SPEAKER_00:That was mind-blowing for me. That it's not primarily about trying to be happy, but trying to get back to homeostasis.
SPEAKER_01:Right, exactly.
SPEAKER_00:I wonder if that's one of the reasons why having a great day can be such a trigger.
SPEAKER_01:Ah, love it. We typically think of people relapsing when they're under a lot of stress, but that's not true for everybody. For some people, stress is actually a way to keep them on the straight and narrow. It's like, okay, you know, I'm in survival mode. I can't use it, I gotta be on it. You know, they're like adrenalized, and the adrenaline actually helps them engage in healthier behaviors. And that's really interesting because those are the very same people that when things are going well in their life, that's when they're vulnerable to relapse. Because it's like, oh, everything is going well, you know, I can relax, I can let my guard down, you know, let's let's lower the bridge over the moat, it's all good. And that's when they're, you know, they're vulnerable to relapse. So we really have to figure out like which of those categories we're in. And I know for me, I'm a like, okay, when there's stress, I am less likely to engage in my addictive behaviors. But when things are going well and I kind of relax, that's when I'm really vulnerable.
SPEAKER_00:Yeah, I resonate with that too, and so many others do. In order to really understand our own addiction system and to make progress toward freedom, I would highly recommend not just the book Dopamine Nation, but also the workbook. It's really well done.
SPEAKER_01:Thank you.
SPEAKER_00:If you all would like to get a copy of the book andor the workbook, go down to the links in the show notes. You can also find Dr. Lumke's website to connect with her. Anna, what is your favorite thing about freedom?
SPEAKER_01:I think freedom gives us the ability to choose well. It's not just that we have the freedom to choose, it's that we have the freedom to choose well.
SPEAKER_00:In other words, it's not just freedom from something, it's freedom for something.
SPEAKER_01:Yeah. And it's freedom for the kinds of values that we know, you know, at the bottom of our hearts are consistent with a flourishing life and with the, you know, the improvement, not just of ourselves, but of of like humankind more broadly. Awesome.

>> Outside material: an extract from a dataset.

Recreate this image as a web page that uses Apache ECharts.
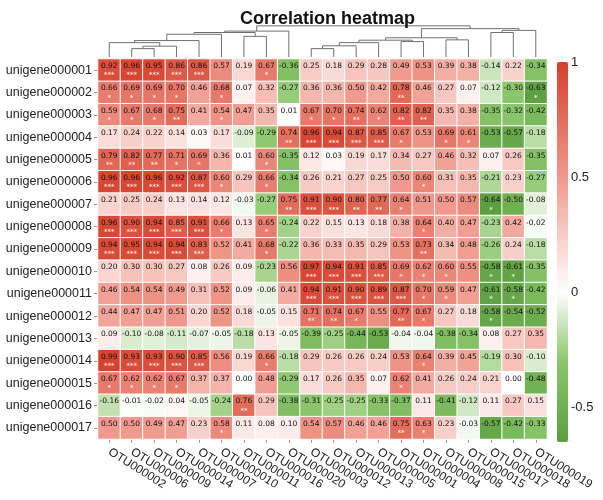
<!DOCTYPE html>
<html>
<head>
<meta charset="utf-8">
<title>Correlation heatmap</title>
<script src="https://cdn.jsdelivr.net/npm/echarts@6.0.0/dist/echarts.min.js"></script>
<style>
	html,body{margin:0;padding:0;background:#fff;}
	#main{width:603px;height:500px;}
</style>
</head>
<body>
<div id="main"></div>
<script>
	// column order follows the dendrogram
	var otus = ['OTU000002','OTU000006','OTU000009','OTU000014','OTU000007','OTU000010','OTU000011',
		'OTU000016','OTU000020','OTU000003','OTU000012','OTU000013','OTU000005','OTU000001',
		'OTU000004','OTU000008','OTU000015','OTU000017','OTU000018','OTU000019'];

	var genes = ['unigene000001','unigene000002','unigene000003','unigene000004','unigene000005',
		'unigene000006','unigene000007','unigene000008','unigene000009','unigene000010',
		'unigene000011','unigene000012','unigene000013','unigene000014','unigene000015',
		'unigene000016','unigene000017'];

	// correlation r, one row per gene
	var values = [
		[0.92,0.96,0.95,0.86,0.86,0.57,0.19,0.67,-0.36,0.25,0.18,0.29,0.28,0.49,0.53,0.39,0.38,-0.14,0.22,-0.34],
		[0.66,0.69,0.69,0.70,0.46,0.68,0.07,0.32,-0.27,0.36,0.36,0.50,0.42,0.78,0.46,0.27,0.07,-0.12,-0.30,-0.63],
		[0.59,0.67,0.68,0.75,0.41,0.54,0.47,0.35,0.01,0.67,0.70,0.74,0.62,0.82,0.82,0.35,0.38,-0.35,-0.32,-0.42],
		[0.17,0.24,0.22,0.14,0.03,0.17,-0.09,-0.29,0.74,0.96,0.94,0.87,0.85,0.67,0.53,0.69,0.61,-0.53,-0.57,-0.18],
		[0.79,0.82,0.77,0.71,0.69,0.36,0.01,0.60,-0.35,0.12,0.03,0.19,0.17,0.34,0.27,0.46,0.32,0.07,0.26,-0.35],
		[0.96,0.96,0.96,0.92,0.87,0.60,0.29,0.66,-0.34,0.26,0.21,0.27,0.25,0.50,0.60,0.31,0.35,-0.21,0.23,-0.27],
		[0.21,0.25,0.24,0.13,0.14,0.12,-0.03,-0.27,0.75,0.91,0.90,0.80,0.77,0.64,0.51,0.50,0.57,-0.64,-0.50,-0.08],
		[0.96,0.90,0.94,0.85,0.91,0.66,0.13,0.65,-0.24,0.22,0.15,0.13,0.18,0.38,0.64,0.40,0.47,-0.23,0.42,-0.02],
		[0.94,0.95,0.94,0.94,0.83,0.52,0.41,0.68,-0.22,0.36,0.33,0.35,0.29,0.53,0.73,0.34,0.48,-0.26,0.24,-0.18],
		[0.20,0.30,0.30,0.27,0.08,0.26,0.09,-0.23,0.56,0.97,0.94,0.91,0.85,0.69,0.62,0.60,0.55,-0.58,-0.61,-0.35],
		[0.46,0.54,0.54,0.49,0.31,0.52,0.09,-0.06,0.41,0.94,0.91,0.90,0.89,0.87,0.70,0.59,0.47,-0.61,-0.58,-0.42],
		[0.44,0.47,0.47,0.51,0.20,0.52,0.18,-0.05,0.15,0.71,0.74,0.67,0.55,0.77,0.67,0.27,0.18,-0.58,-0.54,-0.52],
		[0.09,-0.10,-0.08,-0.11,-0.07,-0.05,-0.18,0.13,-0.05,-0.39,-0.25,-0.44,-0.53,-0.04,-0.04,-0.38,-0.34,0.08,0.27,0.35],
		[0.99,0.93,0.93,0.90,0.85,0.56,0.19,0.66,-0.18,0.29,0.26,0.26,0.24,0.53,0.64,0.39,0.45,-0.19,0.30,-0.10],
		[0.67,0.62,0.62,0.67,0.37,0.37,0.00,0.48,-0.29,0.17,0.26,0.35,0.07,0.62,0.41,0.26,0.24,0.21,0.00,-0.48],
		[-0.16,-0.01,-0.02,0.04,-0.05,-0.24,0.76,0.29,-0.38,-0.31,-0.25,-0.25,-0.33,-0.37,0.11,-0.41,-0.12,0.11,0.27,0.15],
		[0.50,0.50,0.49,0.47,0.23,0.58,0.11,0.08,0.10,0.54,0.57,0.46,0.46,0.75,0.63,0.23,-0.03,-0.57,-0.42,-0.33]
	];

	// number of significance stars per cell
	var stars = [
		[3,3,3,3,3,0,0,1,0,0,0,0,0,0,0,0,0,0,0,0],
		[1,1,1,1,0,1,0,0,0,0,0,0,0,2,0,0,0,0,0,1],
		[1,1,1,2,0,1,0,0,0,1,1,2,1,2,2,0,0,0,0,0],
		[0,0,0,0,0,0,0,0,2,3,3,3,3,1,0,1,1,0,0,0],
		[2,2,2,1,1,0,0,1,0,0,0,0,0,0,0,0,0,0,0,0],
		[3,3,3,3,3,1,0,1,0,0,0,0,0,0,1,0,0,0,0,0],
		[0,0,0,0,0,0,0,0,2,3,3,2,2,1,0,0,0,1,0,0],
		[3,3,3,3,3,1,0,1,0,0,0,0,0,0,1,0,0,0,0,0],
		[3,3,3,3,3,0,0,1,0,0,0,0,0,0,2,0,0,0,0,0],
		[0,0,0,0,0,0,0,0,0,3,3,3,3,1,1,1,0,1,1,0],
		[0,0,0,0,0,0,0,0,0,3,3,3,3,3,1,1,0,1,1,0],
		[0,0,0,0,0,0,0,0,0,2,2,1,0,2,1,0,0,1,0,0],
		[0,0,0,0,0,0,0,0,0,0,0,0,0,0,0,0,0,0,0,0],
		[3,3,3,3,3,0,0,1,0,0,0,0,0,0,1,0,0,0,0,0],
		[1,1,1,1,0,0,0,0,0,0,0,0,0,1,0,0,0,0,0,0],
		[0,0,0,0,0,0,2,0,0,0,0,0,0,0,0,0,0,0,0,0],
		[0,0,0,0,0,1,0,0,0,0,0,0,0,2,1,0,0,0,0,0]
	];

	// column clustering: [left, right, height], number = leaf column, 'mN' = earlier merge
	var merges = [
		[1,2,0.24],['m0',3,0.31],[0,'m1',0.41],['m2',4,0.47],['m3',5,0.65],
		[6,7,0.59],['m4','m5',0.70],['m6',8,0.74],
		[9,10,0.24],['m8',11,0.32],['m9',12,0.41],[13,14,0.44],['m10','m11',0.48],
		[15,16,0.49],['m12','m13',0.55],
		[17,18,0.70],['m15',19,0.76],['m14','m16',0.81],['m7','m17',0.89]
	];

	var colorTicks = [1, 0.5, 0, -0.5];
	var colorMin = -0.65;
	var colorMax = 1;

	// colour ramp green - white - red
	var colorAnchors = [[-0.65,'#5b9e3f'],[-0.3,'#8cc66c'],[0,'#ffffff'],[0.5,'#f0998c'],[1,'#d6402c']];

	function hexToRgb(h){
		return [parseInt(h.substr(1,2),16),parseInt(h.substr(3,2),16),parseInt(h.substr(5,2),16)];
	}

	function colorAt(v){
		for(var i = 0;i < colorAnchors.length-1;i++){
			var a = colorAnchors[i], b = colorAnchors[i+1];
			if(v <= b[0] || i == colorAnchors.length-2){
				var t = Math.max(0,Math.min(1,(v-a[0])/(b[0]-a[0])));
				var ca = hexToRgb(a[1]), cb = hexToRgb(b[1]);
				return 'rgb('+Math.round(ca[0]+(cb[0]-ca[0])*t)+','+Math.round(ca[1]+(cb[1]-ca[1])*t)+','+Math.round(ca[2]+(cb[2]-ca[2])*t)+')';
			}
		}
	}

	var rampColors = [];
	for(var i = 0;i <= 33;i++){
		rampColors.push(colorAt(colorMin + (colorMax-colorMin)*i/33));
	}

	var gradStops = [];
	for(var i = colorAnchors.length-1;i >= 0;i--){
		gradStops.push({offset:(colorMax-colorAnchors[i][0])/(colorMax-colorMin), color:colorAnchors[i][1]});
	}

	var heatData = [];
	for(var r = 0;r < genes.length;r++){
		for(var c = 0;c < otus.length;c++){
			heatData.push([c, r, values[r][c]]);
		}
	}

	// dendrogram segments from the merge list
	function buildTree(list){
		var nodes = {};
		var segs = [];
		function get(ref){
			if(typeof ref === 'number'){
				return {x:ref, h:0};
			}
			return nodes[ref];
		}
		for(var i = 0;i < list.length;i++){
			var a = get(list[i][0]), b = get(list[i][1]), h = list[i][2];
			segs.push({coords:[[a.x,a.h],[a.x,h],[b.x,h],[b.x,b.h]]});
			nodes['m'+i] = {x:(a.x+b.x)/2, h:h};
		}
		return segs;
	}

	var chart = echarts.init(document.getElementById('main'));
	var option = {
		animation:false,
		textStyle:{fontFamily:'Liberation Sans'},
		title:{
			text:'Correlation heatmap',
			left:235,
			top:5,
			textStyle:{fontSize:18,fontWeight:'bold',color:'#111',fontFamily:'Liberation Sans'}
		},
		grid:[
			{left:98, top:59, width:449, height:380},
			{left:98, top:22, width:449, height:35},
			{left:557, top:62, width:11, height:380}
		],
		xAxis:[
			{
				gridIndex:0, type:'category', data:otus,
				axisLine:{show:false},
				axisTick:{show:true, alignWithLabel:true, length:4, lineStyle:{color:'#999'}},
				axisLabel:{rotate:-32, fontSize:12, color:'#222', margin:12, interval:0},
				splitLine:{show:false}
			},
			{gridIndex:1, type:'value', min:-0.5, max:19.5, show:false},
			{gridIndex:2, type:'value', min:0, max:1, show:false}
		],
		yAxis:[
			{
				gridIndex:0, type:'category', data:genes, inverse:true,
				axisLine:{show:false},
				axisTick:{show:true, alignWithLabel:true, length:4, lineStyle:{color:'#999'}},
				axisLabel:{fontSize:12.5, color:'#222', margin:6, interval:0},
				splitLine:{show:false}
			},
			{gridIndex:1, type:'value', min:0, max:1, show:false},
			{
				gridIndex:2, type:'value', min:colorMin, max:colorMax, position:'right',
				axisLine:{show:false}, axisTick:{show:false}, splitLine:{show:false},
				axisLabel:{
					customValues:colorTicks, fontSize:13, color:'#222', margin:3,
					formatter:function(v){ return String(v); }
				}
			}
		],
		visualMap:{
			type:'continuous', min:colorMin, max:colorMax, show:false, seriesIndex:0,
			inRange:{color:rampColors}
		},
		series:[
			{
				type:'heatmap', xAxisIndex:0, yAxisIndex:0, data:heatData,
				itemStyle:{borderColor:'#fff', borderWidth:1},
				label:{
					show:true,
					formatter:function(p){
						var s = stars[p.data[1]][p.data[0]];
						return '{v|'+p.data[2].toFixed(2)+'}\n{s|'+(s ? '***'.slice(0,s) : ' ')+'}';
					},
					rich:{
						v:{fontSize:7.5, color:'#111', fontFamily:'DejaVu Sans', lineHeight:11},
						s:{fontSize:7, color:'#fff', fontFamily:'DejaVu Sans', lineHeight:8}
					}
				},
				emphasis:{disabled:true}
			},
			{
				type:'lines', coordinateSystem:'cartesian2d', xAxisIndex:1, yAxisIndex:1,
				polyline:true, silent:true, data:buildTree(merges),
				lineStyle:{color:'#707070', width:1, opacity:1}
			},
			{
				type:'custom', xAxisIndex:2, yAxisIndex:2, silent:true, data:[[0,0]],
				renderItem:function(params, api){
					var p1 = api.coord([0, colorMax]);
					var p2 = api.coord([1, colorMin]);
					return {
						type:'rect',
						shape:{x:p1[0], y:p1[1], width:p2[0]-p1[0], height:p2[1]-p1[1], r:2},
						style:{fill:new echarts.graphic.LinearGradient(0,0,0,1,gradStops)}
					};
				}
			}
		]
	};
	chart.setOption(option);
</script>
</body>
</html>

SPEAKER_00:Well, thank you so much for being with us and for being part of making our world more like that.
SPEAKER_01:Thank you.
SPEAKER_00:So, for anyone who's listening, thank you so much, even just for taking the risk to engage with this. And I hope you have people who can witness you on your journey. That's a big part of why Husband Material exists. And always remember you are God's beloved son, and you, he is well pleased.